The U.S. homeownership rate was 66.3 percent in third-quarter 2011. Hispanics accounted for 53 percent of the total growth in homeownership during that quarter, absorbing 288,000 of a total of 545,000 new household units. At the same time, white homeownership grew by only 18,000 units, and black and Asian homeownership grew by 190,000 and 66,000 units, respectively. The Hispanic homeownership rate was 47.6 percent in the third quarter.

 

Click chart to enlarge.

Hispanics have had the highest labor force participation rate in the country for well over a decade, according to the report.

"Currently, 66.7 percent of all working-age Latinos are employed, nearly three percentage points higher than the rest of the U.S. population. Of the 2.3 million jobs added to the economy in 2011, 1.4 million, or 60 percent, were filled by Latinos. By 2025, Hispanics are expected to make up 50 percent of all entrants into the labor market," the report said.

While the housing downturn "offset the real homeownership gains made by Hispanics in recent years prior to the crisis … we believe that the exponential forces of population growth, employment and income gains, purchasing power and desire of an emerging Hispanic mega-market have potential to supersede this painful chapter," the report said.

"This will take some time, however, before this trend shifts while foreclosures are still occurring and young householders are still renting."

NAHREP, which has 20,000 members in 48 states, made several policy recommendations it believes will encourage homeownership among Hispanics, including: improved access to affordable mortgage finance via government support of the mortgage market system; and the avoidance of any new taxes, fees, tax deduction eliminations or regulations that would increase the cost of housing.

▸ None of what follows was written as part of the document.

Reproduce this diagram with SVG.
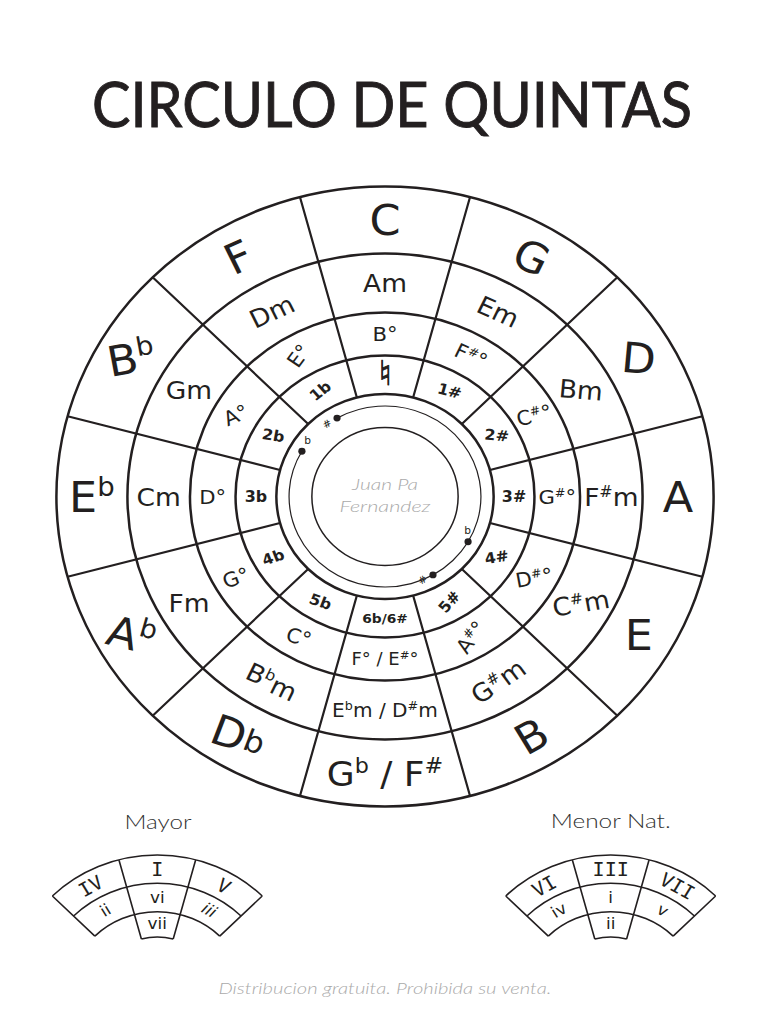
<svg xmlns="http://www.w3.org/2000/svg" width="768" height="1024" viewBox="0 0 768 1024">
<style>
.ln{fill:none;stroke:#231f20;stroke-width:2.5;vector-effect:non-scaling-stroke;stroke-linecap:round}
.rl{fill:none;stroke:#231f20;stroke-width:2.2;vector-effect:non-scaling-stroke}
.thin{fill:none;stroke:#231f20;stroke-width:1.2;vector-effect:non-scaling-stroke}
.mid{fill:none;stroke:#231f20;stroke-width:1.5;vector-effect:non-scaling-stroke}
.mini{fill:none;stroke:#231f20;stroke-width:1.6;vector-effect:non-scaling-stroke}
.dot{fill:#231f20}
text{fill:#231f20;text-anchor:middle}
.k{font-family:"DejaVu Sans",sans-serif;font-size:42px}
.m{font-family:"DejaVu Sans",sans-serif;font-size:25px}
.d{font-family:"DejaVu Sans",sans-serif;font-size:20px}
.s{font-family:"DejaVu Sans",sans-serif;font-size:15px;font-weight:600}
.nat{font-family:"DejaVu Sans",sans-serif;font-size:34px;font-weight:bold;stroke:#231f20;stroke-width:0.8}
.tiny{font-family:"DejaVu Sans",sans-serif;font-size:10px}
.rn{font-family:"DejaVu Sans Mono",monospace;font-size:19px}
.lc{font-family:"DejaVu Sans",sans-serif;font-size:16px}
.title{font-family:Lato,"Liberation Sans",sans-serif;font-size:61px;text-anchor:start;stroke:#231f20;stroke-width:0.9}
.lab{font-family:Lato,"Liberation Sans",sans-serif;font-size:19px;font-weight:300;fill:#333}
.gray{font-family:Lato,"Liberation Sans",sans-serif;font-style:italic;font-weight:300;fill:#aaa}
</style>

<text class="title" x="92" y="127" textLength="600" lengthAdjust="spacingAndGlyphs">CIRCULO DE QUINTAS</text>

<g id="circle" transform="translate(385,496.5) scale(1.06,1)">
  <g id="rings">
    <circle class="ln" r="310"/>
    <circle class="ln" r="243"/>
    <circle class="ln" r="184"/>
    <circle class="ln" r="141"/>
    <circle class="ln" r="102.5"/>
    <circle class="mid" r="69"/>
  </g>
  <g id="connectors">
    <path class="rl" d="M26.53 -99.01L80.23 -299.43M72.48 -72.48L219.2 -219.2M99.01 -26.53L299.43 -80.23M99.01 26.53L299.43 80.23M72.48 72.48L219.2 219.2M26.53 99.01L80.23 299.43M-26.53 99.01L-80.23 299.43M-72.48 72.48L-219.2 219.2M-99.01 26.53L-299.43 80.23M-99.01 -26.53L-299.43 -80.23M-72.48 -72.48L-219.2 -219.2M-26.53 -99.01L-80.23 -299.43"/>
    <path class="thin" d="M-45.25 -78.38A90.5 90.5 0 1 1 -78.38 -45.25"/>
    <circle class="dot" cx="-45.25" cy="-78.38" r="3.4"/>
    <circle class="dot" cx="-78.38" cy="-45.25" r="3.4"/>
    <circle class="dot" cx="78.38" cy="45.25" r="3.4"/>
    <circle class="dot" cx="45.25" cy="78.38" r="3.4"/>
    <text class="tiny" transform="translate(-55,-73) rotate(-30)" y="4">#</text>
    <text class="tiny" transform="translate(-73,-56)" y="3">b</text>
    <text class="tiny" transform="translate(78,34)" y="3">b</text>
    <text class="tiny" transform="translate(35,83) rotate(-30)" y="4">#</text>
  </g>

  <g id="major">
    <text class="k" transform="translate(0,-276.5)" y="15">C</text>
    <text class="k" transform="translate(138.25,-239.45) rotate(25)" y="15">G</text>
    <text class="k" transform="translate(239.45,-138.25) rotate(5)" y="15">D</text>
    <text class="k" transform="translate(276.5,0)" y="15">A</text>
    <text class="k" transform="translate(239.45,138.25)" y="15">E</text>
    <text class="k" transform="translate(138.25,239.45) rotate(-30)" y="15">B</text>
    <text class="k" transform="translate(0,276.5)" y="13" style="font-size:34px">G<tspan style="font-size:21px" dy="-13">b</tspan><tspan dy="13"> / F</tspan><tspan style="font-size:21px" dy="-13">#</tspan></text>
    <text class="k" transform="translate(-138.25,239.45) rotate(20)" y="15">D<tspan style="font-size:30px" dy="-4">b</tspan></text>
    <text class="k" transform="translate(-239.45,138.25) rotate(15)" y="15">A<tspan style="font-size:26px" dy="-16">b</tspan></text>
    <text class="k" transform="translate(-276.5,0)" y="15">E<tspan style="font-size:26px" dy="-16">b</tspan></text>
    <text class="k" transform="translate(-239.45,-138.25) rotate(-10)" y="15">B<tspan style="font-size:26px" dy="-16">b</tspan></text>
    <text class="k" transform="translate(-138.25,-239.45) rotate(-25)" y="15">F</text>
  </g>

  <g id="minor">
    <text class="m" transform="translate(0,-213.5)" y="9">Am</text>
    <text class="m" transform="translate(106.75,-184.9) rotate(25)" y="9">Em</text>
    <text class="m" transform="translate(184.9,-106.75) rotate(5)" y="9">Bm</text>
    <text class="m" transform="translate(213.5,0)" y="9">F<tspan style="font-size:15px" dy="-9">#</tspan><tspan dy="9">m</tspan></text>
    <text class="m" transform="translate(184.9,106.75) rotate(-10)" y="9">C<tspan style="font-size:15px" dy="-9">#</tspan><tspan dy="9">m</tspan></text>
    <text class="m" transform="translate(106.75,184.9) rotate(-35)" y="9">G<tspan style="font-size:15px" dy="-9">#</tspan><tspan dy="9">m</tspan></text>
    <text class="m" transform="translate(0,213.5)" y="7" style="font-size:19px">E<tspan style="font-size:12px" dy="-7">b</tspan><tspan dy="7">m / D</tspan><tspan style="font-size:12px" dy="-7">#</tspan><tspan dy="7">m</tspan></text>
    <text class="m" transform="translate(-106.75,184.9) rotate(25)" y="8">B<tspan style="font-size:15px" dy="-8">b</tspan><tspan dy="11">m</tspan></text>
    <text class="m" transform="translate(-184.9,106.75)" y="9">Fm</text>
    <text class="m" transform="translate(-213.5,0)" y="9">Cm</text>
    <text class="m" transform="translate(-184.9,-106.75)" y="9">Gm</text>
    <text class="m" transform="translate(-106.75,-184.9) rotate(-25)" y="9">Dm</text>
  </g>

  <g id="diminished">
    <text class="d" transform="translate(0,-162.5)" y="7">B°</text>
    <text class="d" transform="translate(81.25,-140.7) rotate(25)" y="7">F<tspan style="font-size:12px" dy="-7">#</tspan><tspan dy="7">°</tspan></text>
    <text class="d" transform="translate(140.7,-81.25) rotate(-15)" y="7">C<tspan style="font-size:12px" dy="-7">#</tspan><tspan dy="7">°</tspan></text>
    <text class="d" transform="translate(162.5,0)" y="7">G<tspan style="font-size:12px" dy="-7">#</tspan><tspan dy="7">°</tspan></text>
    <text class="d" transform="translate(140.7,81.25) rotate(-10)" y="7">D<tspan style="font-size:12px" dy="-7">#</tspan><tspan dy="7">°</tspan></text>
    <text class="d" transform="translate(81.25,140.7) rotate(-55)" y="7">A<tspan style="font-size:12px" dy="-7">#</tspan><tspan dy="7">°</tspan></text>
    <text class="d" transform="translate(0,162.5)" y="6" style="font-size:17px">F° / E<tspan style="font-size:11px" dy="-6">#</tspan><tspan dy="6">°</tspan></text>
    <text class="d" transform="translate(-81.25,140.7) rotate(15)" y="7">C°</text>
    <text class="d" transform="translate(-140.7,81.25) rotate(-20)" y="7">G°</text>
    <text class="d" transform="translate(-162.5,0)" y="7">D°</text>
    <text class="d" transform="translate(-140.7,-81.25) rotate(-25)" y="7">A°</text>
    <text class="d" transform="translate(-81.25,-140.7) rotate(-55)" y="7">E°</text>
  </g>

  <g id="signatures">
    <text class="nat" transform="translate(0,-121.75)" y="10">&#x266E;</text>
    <text class="s" transform="translate(60.9,-105.4) rotate(15)" y="5">1#</text>
    <text class="s" transform="translate(105.4,-60.9) rotate(5)" y="5">2#</text>
    <text class="s" transform="translate(121.75,0)" y="5">3#</text>
    <text class="s" transform="translate(105.4,60.9) rotate(-10)" y="5">4#</text>
    <text class="s" transform="translate(60.9,105.4) rotate(-50)" y="5">5#</text>
    <text class="s" transform="translate(0,121.75)" y="5" style="font-size:13px">6b/6#</text>
    <text class="s" transform="translate(-60.9,105.4) rotate(20)" y="5">5b</text>
    <text class="s" transform="translate(-105.4,60.9) rotate(-20)" y="5">4b</text>
    <text class="s" transform="translate(-121.75,0)" y="5">3b</text>
    <text class="s" transform="translate(-105.4,-60.9) rotate(10)" y="5">2b</text>
    <text class="s" transform="translate(-60.9,-105.4) rotate(-40)" y="5">1b</text>
  </g>
</g>

<g id="author">
  <text class="gray" x="385" y="490" style="font-size:16px" textLength="66" lengthAdjust="spacingAndGlyphs">Juan Pa</text>
  <text class="gray" x="385" y="512" style="font-size:16px" textLength="91" lengthAdjust="spacingAndGlyphs">Fernandez</text>
</g>

<g id="mayor">
  <text class="lab" x="158" y="829" textLength="67" lengthAdjust="spacingAndGlyphs">Mayor</text>
  <g transform="translate(157.3,995) scale(1.06,1)">
    <path class="mini" d="M-98.99 -98.99A140 140 0 0 1 98.99 -98.99M-78.98 -78.98A111.7 111.7 0 0 1 78.98 -78.98M-58.9 -58.9A83.3 83.3 0 0 1 58.9 -58.9M-15.01 -56.02A58 58 0 0 1 15.01 -56.02M-98.99 -98.99L-58.9 -58.9M98.99 -98.99L58.9 -58.9M-36.23 -135.23L-15.01 -56.02M36.23 -135.23L15.01 -56.02"/>
    <text class="rn" transform="translate(-63,-109.1) rotate(-30)" y="7">IV</text>
    <text class="rn" transform="translate(0,-126)" y="7">I</text>
    <text class="rn" transform="translate(63,-109.1) rotate(30)" y="7">V</text>
    <text class="lc" transform="translate(-48.75,-84.4) rotate(-30)" y="5">ii</text>
    <text class="lc" transform="translate(0,-97.5)" y="5">vi</text>
    <text class="lc" transform="translate(48.75,-84.4) rotate(30)" y="5" style="font-style:italic">iii</text>
    <text class="lc" transform="translate(0,-70.6)" y="5">vii</text>
  </g>
</g>

<g id="menor">
  <text class="lab" x="610.7" y="828" textLength="120" lengthAdjust="spacingAndGlyphs">Menor Nat.</text>
  <g transform="translate(610.7,995) scale(1.06,1)">
    <path class="mini" d="M-98.99 -98.99A140 140 0 0 1 98.99 -98.99M-78.98 -78.98A111.7 111.7 0 0 1 78.98 -78.98M-58.9 -58.9A83.3 83.3 0 0 1 58.9 -58.9M-15.01 -56.02A58 58 0 0 1 15.01 -56.02M-98.99 -98.99L-58.9 -58.9M98.99 -98.99L58.9 -58.9M-36.23 -135.23L-15.01 -56.02M36.23 -135.23L15.01 -56.02"/>
    <text class="rn" transform="translate(-63,-109.1) rotate(-30)" y="7">VI</text>
    <text class="rn" transform="translate(0,-126)" y="7">III</text>
    <text class="rn" transform="translate(63,-109.1) rotate(30)" y="7">VII</text>
    <text class="lc" transform="translate(-48.75,-84.4) rotate(-30)" y="5">iv</text>
    <text class="lc" transform="translate(0,-97.5)" y="5">i</text>
    <text class="lc" transform="translate(48.75,-84.4) rotate(30)" y="5">v</text>
    <text class="lc" transform="translate(0,-70.6)" y="5">ii</text>
  </g>
</g>

<text class="gray" x="385" y="994" style="font-size:15px" textLength="333" lengthAdjust="spacingAndGlyphs">Distribucion gratuita. Prohibida su venta.</text>
</svg>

"The most significant challenges to homeownership today include: the high levels of unemployment, the large number of homes with mortgages underwater, and the new mortgage credit environment, which generally requires larger down payments, more income, and higher credit scores," the report said.

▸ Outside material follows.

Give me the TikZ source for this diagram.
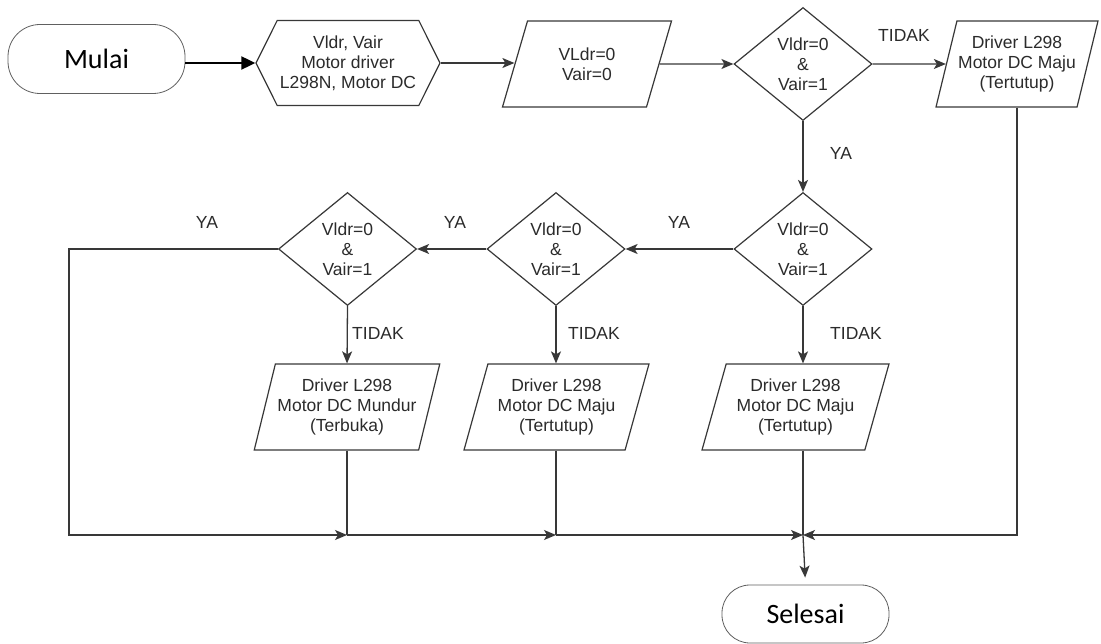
\documentclass[tikz,border=0pt]{standalone}
\usepackage{fontspec}
\setmainfont{Liberation Sans}
\newfontfamily\calfont{Carlito}
\usetikzlibrary{shapes.geometric,shapes.symbols,arrows.meta,calc}
\definecolor{linec}{HTML}{383838}
\definecolor{txt}{HTML}{2B2B2B}
\begin{document}
\begin{tikzpicture}[x=1pt,y=-1pt,
  base/.style={draw=linec, line width=1.2pt, text=txt, font=\fontsize{17.5}{20}\selectfont, align=center, inner sep=0pt},
  term/.style={draw=linec!80, line width=0.8pt, font=\calfont\fontsize{28}{32}\selectfont, text=black, inner sep=0pt},
  dec/.style={base, diamond, minimum width=138pt, minimum height=113pt},
  io/.style={base, trapezium, trapezium left angle=70, trapezium right angle=110, trapezium stretches=true, minimum height=86pt},
  prep/.style={base, signal, signal to=west and east, signal pointer angle=127, minimum width=184pt, minimum height=85pt},
  conn/.style={draw=linec, line width=1.3pt},
  arr/.style={-{Stealth[length=12pt,width=10pt,inset=3pt]}},
  lbl/.style={text=txt, font=\fontsize{17.5}{20}\selectfont, inner sep=0pt}
]
\fill[white,use as bounding box] (0,0) rectangle (1101,644);

\node[term, rounded corners=32pt, minimum width=177pt, minimum height=69pt] (mulai) at (96.5,59) {Mulai};
\node[prep] (hex) at (348,63) {Vldr, Vair\\Motor driver\\L298N, Motor DC};
\node[io, minimum width=170pt] (p1) at (587,64) {VLdr=0\\Vair=0};
\node[dec] (d1) at (803,64) {Vldr=0\\\&\\Vair=1};
\node[io, minimum width=162pt] (p2) at (1017,64) {Driver L298\\Motor DC Maju\\(Tertutup)};
\node[dec] (d2) at (803,249) {Vldr=0\\\&\\Vair=1};
\node[dec] (d3) at (556,249) {Vldr=0\\\&\\Vair=1};
\node[dec] (d4) at (347.5,249) {Vldr=0\\\&\\Vair=1};
\node[io, minimum width=186pt] (p4) at (347,407) {Driver L298\\Motor DC Mundur\\(Terbuka)};
\node[io, minimum width=185pt] (p3) at (556.5,407) {Driver L298\\Motor DC Maju\\(Tertutup)};
\node[io, minimum width=187pt] (p5) at (795.5,407) {Driver L298\\Motor DC Maju\\(Tertutup)};
\node[term, rounded corners=28pt, minimum width=167pt, minimum height=58pt] (sel) at (805.5,614) {Selesai};

\node[lbl] (t1) at (904,35) {TIDAK};
\node[lbl] (y1) at (841,153) {YA};
\node[lbl] (y2) at (679,222) {YA};
\node[lbl] (y3) at (455,222) {YA};
\node[lbl] (y4) at (207,222) {YA};
\node[lbl] (t4) at (378,333) {TIDAK};
\node[lbl] (t3) at (594,333) {TIDAK};
\node[lbl] (t2) at (856,333) {TIDAK};

\coordinate (cLB) at (69,535);
\path (p4.south |- cLB) coordinate (j4)
      (d3.south |- cLB) coordinate (j3)
      (d2.south |- cLB) coordinate (j5);

\draw[line width=2pt, black, -{Triangle[length=14pt,width=13pt]}] (mulai.east |- hex.west) -- (hex.west);
\draw[conn,arr] (hex.east) -- (hex.east -| p1.west);
\draw[conn,arr] (p1.east) -- (d1.west);
\draw[conn,arr] (d1.east) -- (p2.west);
\draw[conn,arr] (d1.south) -- (d2.north);
\draw[conn,arr] (d2.west) -- (d3.east);
\draw[conn,arr] (d3.west) -- (d4.east);
\draw[conn,arr] (d4.south) -- (p4.north);
\draw[conn,arr] (d3.south) -- (d3.south |- p3.north);
\draw[conn,arr] (d2.south) -- (d2.south |- p5.north);
\draw[conn,arr] (d4.west) -| (cLB) -- (j4);
\draw[conn] (p4.south) -- (j4);
\draw[conn,arr] (j4) -- (j3);
\draw[conn] (d3.south |- p3.south) -- (j3);
\draw[conn,arr] (j3) -- (j5);
\draw[conn] (d2.south |- p5.south) -- (j5);
\draw[conn,arr] (p2.south) |- (j5);
\draw[conn,arr,shorten >=7pt] (j5) -- (sel.north);
\end{tikzpicture}
\end{document}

"FHA-insured mortgage programs, which are renowned for their low down payment provisions and consistently successful loan performance, have also tightened credit requirements and raised costs.

"Due to these more stringent credit standards, many Latino creditworthy families who would have qualified before for well-structured and well-underwritten mortgage loans stand to lose a golden opportunity to make their dreams of homeownership come true."

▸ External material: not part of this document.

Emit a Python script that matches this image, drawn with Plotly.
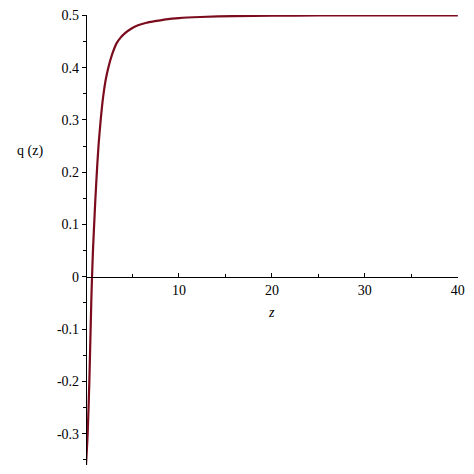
import plotly.graph_objects as go

# curve values
z = [0, 0.18, 0.36, 0.57, 0.65, 0.75, 1.0, 1.2, 1.36, 1.58, 1.85, 2.1, 2.4, 2.8, 3.3, 3.7,
     4.2, 4.9, 5.6, 6.5, 7.4, 8.6, 10, 12.3, 16, 20, 25, 30, 35, 40]
q = [-0.36, -0.30, -0.20, -0.046, 0.0, 0.05, 0.146, 0.21, 0.254, 0.30, 0.345, 0.375, 0.40, 0.425,
     0.447, 0.457, 0.466, 0.475, 0.481, 0.486, 0.489, 0.4925, 0.495, 0.497, 0.4988, 0.4994,
     0.4998, 0.5, 0.5, 0.5]

x_ticks = [10, 20, 30, 40]
y_ticks = [-0.3, -0.2, -0.1, 0, 0.1, 0.2, 0.3, 0.4, 0.5]
y_labels = ["-0.3", "-0.2", "-0.1", "0", "0.1", "0.2", "0.3", "0.4", "0.5"]

ymin, ymax = -0.36, 0.5008

fig = go.Figure()
fig.add_trace(go.Scatter(x=z, y=q, mode='lines',
                         line=dict(color='#7B0C1E', width=2.2, shape='spline', smoothing=0.6)))

font = dict(family="'Liberation Serif', 'Times New Roman', serif", size=14, color='black')
fig.update_layout(
    width=474, height=474,
    # page body adds 8px, so margins are shifted
    margin=dict(l=78, r=24, t=7, b=17),
    plot_bgcolor='white', paper_bgcolor='white',
    showlegend=False,
    font=font,
    xaxis=dict(range=[0, 40.02], tickvals=x_ticks, showgrid=False, zeroline=False,
               showline=True, linecolor='black', linewidth=1.2, automargin=False,
               ticks='inside', ticklen=4, tickcolor='black',
               minor=dict(tickvals=[5, 15, 25, 35], ticks='inside', ticklen=3, tickcolor='black'),
               anchor='free', position=(0 - ymin) / (ymax - ymin), tickfont=font),
    yaxis=dict(range=[ymin, ymax], tickvals=y_ticks, ticktext=y_labels, showgrid=False,
               zeroline=False, showline=True, linecolor='black', linewidth=1.2, automargin=False,
               ticks='outside', ticklen=4, tickcolor='black',
               minor=dict(tickvals=[-0.35, -0.25, -0.15, -0.05, 0.05, 0.15, 0.25, 0.35, 0.45],
                          ticks='outside', ticklen=3, tickcolor='black'),
               anchor='free', position=0, tickfont=font),
)

fig.add_annotation(text='q (z)', xref='paper', yref='y', x=-0.192, y=0.241,
                   showarrow=False, font=font)
fig.add_annotation(text='<i>z</i>', xref='x', yref='y', x=20, y=-0.069,
                   showarrow=False, font=font)

fig.write_html("out.html")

The trade group also called for increased diversity among suppliers of real estate services; improved management of distressed real estate that favors owner-occupiers rather than investors; increased financial education for first-time homebuyers; and immigration reforms that include secure borders, increased legal immigration, and a path to citizenship or residency for some undocumented individuals and their children.

"Ultimately, government and private sector officials must realize the obvious: You can’t sell to people who don’t exist, and people who can’t or won’t buy goods and services or invest in businesses and human capital cannot spur the economy," the report said.

The report written for the Bipartisan Policy Center did not make any specific recommendations for housing policies, but did say housing policies would likely impact people’s "decisions about whether, when and with whom to form households."

"Even more, the housing policies that emerge by the end of the 2010s will influence whether many households buy or rent, where they decide to live and whether houses currently owned by baby boomers are sold, rented or leave the housing stock entirely," the authors said.

"Whether for newly forming households or long-established ones, therefore, housing policies that emerge by the end of this decade have the potential to affect significantly the wealth portfolios of tens of millions of American families."